Thirdly, when you go on holiday, it really isn’t much of a holiday, because guess what – there are even less playmates around for your child, and no play dates at all. Only children are also far less amenable to being dumped in strange ‘Kids Clubs’ so that’s a non-starter, although frankly my conscience doesn’t allow it anyway. But I have spent many hours freezing in a swimming pool and arguing with my husband about whose turn it is to be in the pool, play noughts and crosses, or get up at 5am to do jigsaw puzzles. Usually mine I might add. Of course, with Ella now at school we have just had our first holiday during school holidays, and it was great – lots of kids for Ella to play with, and lots of poolside reading for mum! Life evolves all the time.
And finally, they start school – all that ‘me’ time – happy days. For me, having moved to a new village just a few months before Ella started school so that she would have playmates around the corner, I thought it was an opportunity to finally get to know the mums in my village. Yes, that’s how big those only child decisions get. Moving house to live in close proximity to potential playmates. But guess what – all the school mums either have older children at the school and have already got very used to one another, or have smaller children at home. They get together for play dates and cups of tea, and I slink off home to walk the spaniel. Happily I am not the sole member of the OBC in Reception at Ella’s school, but we make a fairly obvious double act. She is my spaniel’s vet though, so that is handy!

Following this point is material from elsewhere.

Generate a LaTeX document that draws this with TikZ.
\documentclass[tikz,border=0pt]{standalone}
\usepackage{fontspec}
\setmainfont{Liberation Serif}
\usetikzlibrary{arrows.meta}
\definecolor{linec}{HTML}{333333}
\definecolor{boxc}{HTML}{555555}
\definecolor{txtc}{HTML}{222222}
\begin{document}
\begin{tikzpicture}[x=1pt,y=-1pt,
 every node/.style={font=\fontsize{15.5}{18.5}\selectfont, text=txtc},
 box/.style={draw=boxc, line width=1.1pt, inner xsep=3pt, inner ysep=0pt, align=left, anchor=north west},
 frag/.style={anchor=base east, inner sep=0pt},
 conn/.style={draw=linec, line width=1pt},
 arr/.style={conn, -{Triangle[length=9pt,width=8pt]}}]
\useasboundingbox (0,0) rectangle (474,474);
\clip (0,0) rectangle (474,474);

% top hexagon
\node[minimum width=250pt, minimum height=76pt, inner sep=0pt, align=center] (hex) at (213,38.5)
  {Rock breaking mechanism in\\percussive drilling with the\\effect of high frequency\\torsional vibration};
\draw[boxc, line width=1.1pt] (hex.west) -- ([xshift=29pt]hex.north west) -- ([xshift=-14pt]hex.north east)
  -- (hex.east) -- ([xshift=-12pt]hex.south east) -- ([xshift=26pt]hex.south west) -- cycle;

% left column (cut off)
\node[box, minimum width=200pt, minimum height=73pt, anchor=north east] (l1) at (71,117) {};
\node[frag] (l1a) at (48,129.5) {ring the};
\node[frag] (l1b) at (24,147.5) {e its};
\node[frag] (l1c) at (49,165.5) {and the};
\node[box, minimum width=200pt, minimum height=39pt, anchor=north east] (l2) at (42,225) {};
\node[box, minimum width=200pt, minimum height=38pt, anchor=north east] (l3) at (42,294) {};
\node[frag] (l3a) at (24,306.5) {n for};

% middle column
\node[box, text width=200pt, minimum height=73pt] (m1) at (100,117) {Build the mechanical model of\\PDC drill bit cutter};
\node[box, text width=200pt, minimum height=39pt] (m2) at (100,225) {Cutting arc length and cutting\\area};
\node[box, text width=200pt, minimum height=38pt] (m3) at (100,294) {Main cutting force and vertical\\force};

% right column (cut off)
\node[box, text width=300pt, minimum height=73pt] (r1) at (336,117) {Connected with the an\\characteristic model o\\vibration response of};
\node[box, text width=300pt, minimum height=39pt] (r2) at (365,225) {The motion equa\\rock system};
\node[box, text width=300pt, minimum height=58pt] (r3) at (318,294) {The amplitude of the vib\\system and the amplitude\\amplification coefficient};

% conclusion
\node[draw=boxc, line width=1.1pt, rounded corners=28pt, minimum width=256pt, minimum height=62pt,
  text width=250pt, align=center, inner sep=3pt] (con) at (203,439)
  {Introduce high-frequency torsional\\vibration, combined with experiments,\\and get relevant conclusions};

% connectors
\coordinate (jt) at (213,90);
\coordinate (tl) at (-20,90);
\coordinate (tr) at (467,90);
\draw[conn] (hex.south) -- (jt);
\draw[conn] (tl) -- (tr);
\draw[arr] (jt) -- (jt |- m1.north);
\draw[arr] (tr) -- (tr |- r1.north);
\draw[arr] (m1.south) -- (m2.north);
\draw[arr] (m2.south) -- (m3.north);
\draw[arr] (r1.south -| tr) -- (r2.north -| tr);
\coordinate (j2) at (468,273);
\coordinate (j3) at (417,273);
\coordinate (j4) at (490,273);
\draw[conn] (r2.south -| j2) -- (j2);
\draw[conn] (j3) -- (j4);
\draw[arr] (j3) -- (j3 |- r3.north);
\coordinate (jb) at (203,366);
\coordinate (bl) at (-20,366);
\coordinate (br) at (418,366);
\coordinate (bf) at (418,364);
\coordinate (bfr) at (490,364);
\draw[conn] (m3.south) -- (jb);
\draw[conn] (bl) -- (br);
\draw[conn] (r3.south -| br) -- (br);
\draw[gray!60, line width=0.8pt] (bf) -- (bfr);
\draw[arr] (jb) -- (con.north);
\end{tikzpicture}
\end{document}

Of course, there are many positives to be being a member of this exclusive club. Ella and I are already have more than a mother/daughter relationship because we have spent the best part of the last 5 years together almost exclusively. My husband often tells us off for arguing like we are teenagers. I have been lucky enough to just focus on her, and have the benefit of knowing her inside out, never missing a thing, never missing a milestone. I had no idea what hilarious, insightful, remarkable people small children can be – far more entertaining than the best book in the world, and when you’ve got just one, you can really enjoy who they are. And of course, she is a girl – we like doing the same things, – colouring, eating cake and shopping, so all is good. Gin drinking will come later.
And frankly, now Ella is at school, I have my life back. I can plan what I am going to do with the ‘rest of my life’ in my ‘non-Ella time’. Like so many of us who left it so late, I found it hard to leave the productive working life behind and I struggled to be a stay at home mum as much as I had craved it. So now I can focus on a few of my other hopes and dreams whilst also being mum to Ella.
We do still get those questioning glances – it is a questioning glance that I am often guilty of myself – but in my defence, I am usually seeking some common ground. And yes, I do get asked outright – ‘are you going to have any more’ on a very regular basis. And it’s not always easy to answer. But first and foremost, I am the luckiest mum of the most beautiful girl in the whole wide world. She exhausts me, she completes me, and we are what we are.